A reminder that the world does not have to look familiar to be true.

A reminder that a home is not only where you live. A home is also what you make in secret, when nobody is watching, when your hand is free, when your mind is quietly arranging colours into meaning.

He calls it ladder house.

I will probably remember that phrase for a long time.

Because it sounds like something we all need. A place where you can climb. A place where each step leads to another room inside you. A place where the colours do not have to match, as long as they belong.

Tonight, I will keep this little green sheet somewhere safe.

Not because it is a masterpiece.

Because it is a window.

And because, for a moment, it let me stand at the edge of his world and look in.

I may come again with another of Ehan’s art piece. Yes, I’m obsessed! =)

revolving beyond our orbits

It is easy to believe that life revolves around us, not in arrogance, but simply because we experience the world from the inside out. Our thoughts, our worries, our plans, they take up so much space that it’s easy to forget the vastness of what exists beyond them. But right now, as you read this, a million other lives are unfolding. Somewhere, a child is laughing for the first time. Someone is watching the ocean and feeling small in the best way. Someone is hearing their favorite song without knowing it will become their favorite. Someone is falling in love. Someone is letting go. The world is not waiting for us to catch up. It moves, independent of our thoughts, expanding in ways we will never fully witness. And maybe that is a comfort, that we are part of something so much greater than our own small sphere of existence. That while we are caught in our own worries, there are sunsets still happening, conversations still unfolding, stories still being written. So when life feels overwhelming, step outside of yourself. Look at the sky. Listen to the sounds of a world that is bigger than what’s in your mind. Because somewhere, something beautiful is happening, and whether or not we see it, it is real.

a quiet kind of immortality

Without realizing it, we carry pieces of the people we have known. A phrase we picked up from a friend. A song an old love introduced us to. A way of laughing, a habit, a favorite food, all borrowed, all absorbed, all woven into who we are. We are not just ourselves; we are a mosaic of everyone who has ever left a mark on us. The way we fold our laundry, the books we reach for, the small superstitions we never questioned. We inherit these things, sometimes consciously, sometimes without even noticing. And just as we collect pieces of others, we leave parts of ourselves behind, too. A joke someone still tells because we once made them laugh. A recommendation someone now swears by. A kindness we barely remember giving, but that someone else never forgot. It is a quiet kind of immortality, proof that we live on in ways we never see. That even after time and distance have pulled us apart, something of us still lingers in the people we have known. And maybe, when we feel lost, when we feel like we don’t know who we are anymore, we can remember this: we are made up of love given, lessons learned, moments shared. We are never just one thing. We are everyone we have ever met.

not everything you carry was meant to be yours

There are weights we pick up along the way that were never truly meant for us.
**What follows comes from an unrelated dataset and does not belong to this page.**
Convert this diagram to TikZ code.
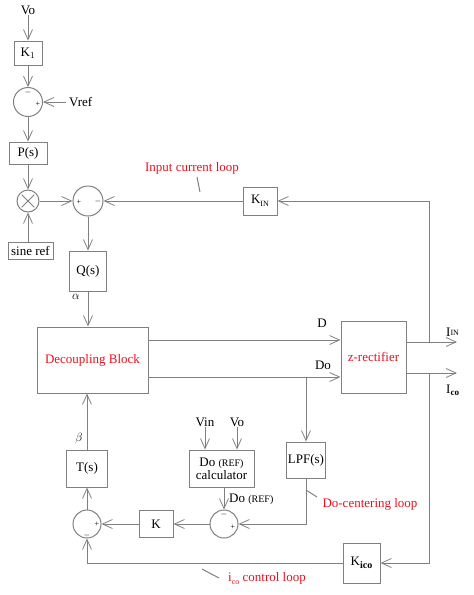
\documentclass[tikz,border=0pt]{standalone}
\usepackage{fontspec}
\setmainfont{Liberation Serif}
\usetikzlibrary{arrows.meta,calc}
\definecolor{ln}{HTML}{808080}
\definecolor{rd}{HTML}{E8101E}
\tikzset{
  blk/.style={draw=ln,line width=1pt,rectangle,inner sep=0pt,align=center,font=\fontsize{13}{14}\selectfont},
  sumc/.style={draw=ln,line width=1pt,circle,inner sep=0pt,minimum size=#1},
  arr/.style={draw=ln,line width=1pt,-{Straight Barb[length=10pt,width=9pt,line width=0.8pt]}},
  wire/.style={draw=ln,line width=1pt},
  txt/.style={inner sep=0pt,font=\fontsize{13}{14}\selectfont},
  rlbl/.style={inner sep=0pt,text=rd,font=\fontsize{13}{14}\selectfont},
  sgn/.style={inner sep=0pt,font=\fontsize{8}{8}\selectfont},
}
\begin{document}
\begin{tikzpicture}[x=1pt,y=-1pt]
\useasboundingbox (0,0) rectangle (474,595);
% left column
\node[txt] (vo) at (28,10) {Vo};
\node[blk,minimum width=28pt,minimum height=24pt] (k1) at (28,53) {K$_1$};
\node[sumc=29pt] (s1) at (28,102) {};
\node[sgn] (s1m) at (28,92) {$-$};
\node[sgn] (s1p) at (38,104) {+};
\coordinate (vrefc) at (66,102);
\node[txt,anchor=west] (vref) at (69,102) {Vref};
\node[blk,minimum width=38pt,minimum height=22pt] (ps) at (28,153) {P(s)};
\node[sumc=22pt] (mu) at (28,201) {};
\node[blk,minimum width=45pt,minimum height=17pt] (sr) at (30.5,250.5) {sine ref};
\node[sumc=30pt] (s2) at (88,201) {};
\node[sgn] (s2p) at (79,202) {+};
\node[sgn] (s2m) at (98,201) {$-$};
\node[blk,minimum width=34pt,minimum height=28pt] (kin) at (260,201) {K\raisebox{-0.5ex}{\fontsize{8}{8}\selectfont IN}};
\node[rlbl] (icl) at (192,168) {Input current loop};
\coordinate (icla) at (197,177);
\coordinate (iclb) at (200,192);
\node[blk,minimum width=37pt,minimum height=40pt] (qs) at (88,271) {Q(s)};
\node[txt] (al) at (76,297) {$\alpha$};
\node[blk,minimum width=111pt,minimum height=66pt,text=rd] (dec) at (92.5,360) {Decoupling Block};
\node[blk,minimum width=65pt,minimum height=72pt,text=rd] (zr) at (373.5,357) {z-rectifier};
\node[txt] (dl) at (322,323) {D};
\node[txt] (dol) at (323,365) {Do};
\node[txt,anchor=west] (iinl) at (446,332) {I\raisebox{0.2ex}{\fontsize{8}{8}\selectfont IN}};
\node[txt,anchor=west] (icol) at (446,390) {I$_{\mathbf{co}}$};
\coordinate (iinend) at (457,342);
\coordinate (icoend) at (457,373);
\coordinate (rtop) at (429,201);
\coordinate (rbot) at (429,563);
\coordinate (lbot) at (87,563);
\coordinate (dobr) at (306,377);
\node[blk,minimum width=39pt,minimum height=36pt] (lpf) at (306,460) {LPF(s)};
\coordinate (lpfc) at (306,524);
\node[txt] (vin) at (205,422) {Vin};
\node[txt] (vo2) at (237,422) {Vo};
\node[blk,minimum width=65pt,minimum height=37pt] (calc) at (221.5,468.5) {Do {\fontsize{10}{10}\selectfont(REF)}\\[-1pt]calculator};
\node[txt,anchor=west] (doref) at (229,499) {Do {\fontsize{10}{10}\selectfont(REF)}};
\node[sumc=28pt] (s3) at (224,524) {};
\node[sgn] (s3m) at (224,514) {$-$};
\node[sgn] (s3p) at (233,527) {+};
\node[rlbl] (dcl) at (370,504) {Do-centering loop};
\coordinate (dcla) at (306,490);
\coordinate (dclb) at (317,497);
\node[blk,minimum width=34pt,minimum height=27pt] (kk) at (156,524) {K};
\node[sumc=28pt] (s4) at (87,524) {};
\node[sgn] (s4p) at (97,524) {+};
\node[sgn] (s4m) at (87,535) {$-$};
\node[blk,minimum width=41pt,minimum height=37pt] (ts) at (87,468.5) {T(s)};
\node[txt] (be) at (79,438) {$\beta$};
\node[blk,minimum width=37pt,minimum height=40pt] (kico) at (361.5,563) {K\raisebox{-0.5ex}{\fontsize{10}{10}\selectfont\bfseries ico}};
\node[rlbl] (icocl) at (267,579) {i\raisebox{-0.5ex}{\fontsize{8}{8}\selectfont co} control loop};
\coordinate (icoa) at (202,569);
\coordinate (icob) at (219,578);
% connectors
\draw[arr] (vo) -- (k1);
\draw[arr] (k1) -- (s1);
\draw[arr] (vrefc) -- (s1);
\draw[arr] (s1) -- (ps);
\draw[arr] (ps) -- (mu);
\draw[arr] (sr.north -| mu.south) -- (mu.south);
\draw[wire,shorten >=2.5pt,shorten <=2.5pt] (mu.45) -- (mu.225);
\draw[wire,shorten >=2.5pt,shorten <=2.5pt] (mu.135) -- (mu.315);
\draw[arr] (mu) -- (s2);
\draw[arr] (kin) -- (s2);
\draw[wire] (icla) -- (iclb);
\draw[arr] (s2) -- (qs);
\draw[arr] (qs.south) -- (qs.south |- dec.north);
\draw[arr] (dec.east |- 0,340) -- (zr.west |- 0,340);
\draw[arr] (dec.east |- dobr) -- (zr.west |- dobr);
\draw[arr] (zr.east |- iinend) -- (iinend);
\draw[arr] (zr.east |- icoend) -- (icoend);
\draw[arr] (rtop |- iinend) -- (rtop) -- (kin);
\draw[arr] (rbot |- icoend) -- (rbot) -- (kico);
\draw[arr] (kico) -- (lbot) -- (s4);
\draw[arr] (dobr) -- (lpf);
\draw[arr] (lpf) -- (lpfc) -- (s3);
\draw[wire] (dcla) -- (dclb);
\draw[arr] (vin.south) -- (vin.south |- calc.north);
\draw[arr] (vo2.south) -- (vo2.south |- calc.north);
\draw[arr] (calc.south -| s3.north) -- (s3);
\draw[arr] (s3) -- (kk);
\draw[arr] (kk) -- (s4);
\draw[arr] (s4) -- (ts);
\draw[arr] (ts.north) -- (ts.north |- dec.south);
\draw[wire] (icoa) -- (icob);
\end{tikzpicture}
\end{document}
Expectations that grew from someone else’s dreams. Guilt that was never ours to bear. The silence of others, their disappointments, their ideas of who we should be can quietly settle on our shoulders until we begin to mistake them for our own. We hold on because we care. Because we were taught to give, to help, to keep everyone else comfortable. But in doing so, we sometimes forget that our hands were also made to release. Not everything handed to us is ours to keep. Not every opinion needs to be carried. Not every expectation needs to be met. There is a soft kind of strength in pausing and asking, “Does this really belong to me?”
The fear. The pressure. The story about who you’re supposed to be. Maybe they were only passing through. You are allowed to put them down. You are allowed to be lighter. You are allowed to make space for what is truly yours: joy, peace, purpose, your own voice. Because sometimes, the greatest freedom begins when you realize this simple truth: not everything you carry was meant to be yours.

allowing to unfold

We spend much of life searching. For meaning, for love, for a sense of belonging. We chase answers, direction, certainty, believing that if we just look hard enough, if we just keep moving, we will finally find what has been missing. But some things do not arrive through effort. Some things are not found in pursuit, but in stillness. The best conversations often happen when we stop trying to force them. The deepest realizations come when we stop thinking so hard. Love appears not when we go looking for it, but when we are simply living, unguarded, open. There is beauty in the unexpected, in the moments we stumble upon when we are no longer trying to control the outcome. The best days are often the ones unplanned. The most important lessons come when we least expect them. The things we need often find us when we are not searching for them at all. So let go. Just for a little while. Allow life to unfold without demanding answers. Trust that not everything must be hunted down, some things are meant to arrive softly, in their own time, when we are finally ready to receive them.

unlearning and rewriting

There are moments in life that change everything, not in an obvious, dramatic way, but in the quiet way a single realization shifts the ground beneath us. A sentence spoken at the right time. A new perspective that suddenly makes an old belief feel small. A moment of stillness where we see ourselves clearly, perhaps for the first time. These moments sneak up on us. One day, we are certain of something, the way we see the world, the way we define success, the way we believe love should feel. And then, in an instant, something small but profound cracks the certainty apart, making room for something new. We do not always notice these shifts when they happen. Sometimes, only in looking back do we realize that a single conversation, a single encounter, or a single quiet thought in the middle of an ordinary day set something in motion. Growth is not always about learning more, it is often about unlearning. Letting go of what no longer serves us, releasing old narratives that once felt true but no longer fit. And perhaps that is what life is, a series of moments that rewrite us, again and again, shaping us into someone we never planned to be but were always meant to become.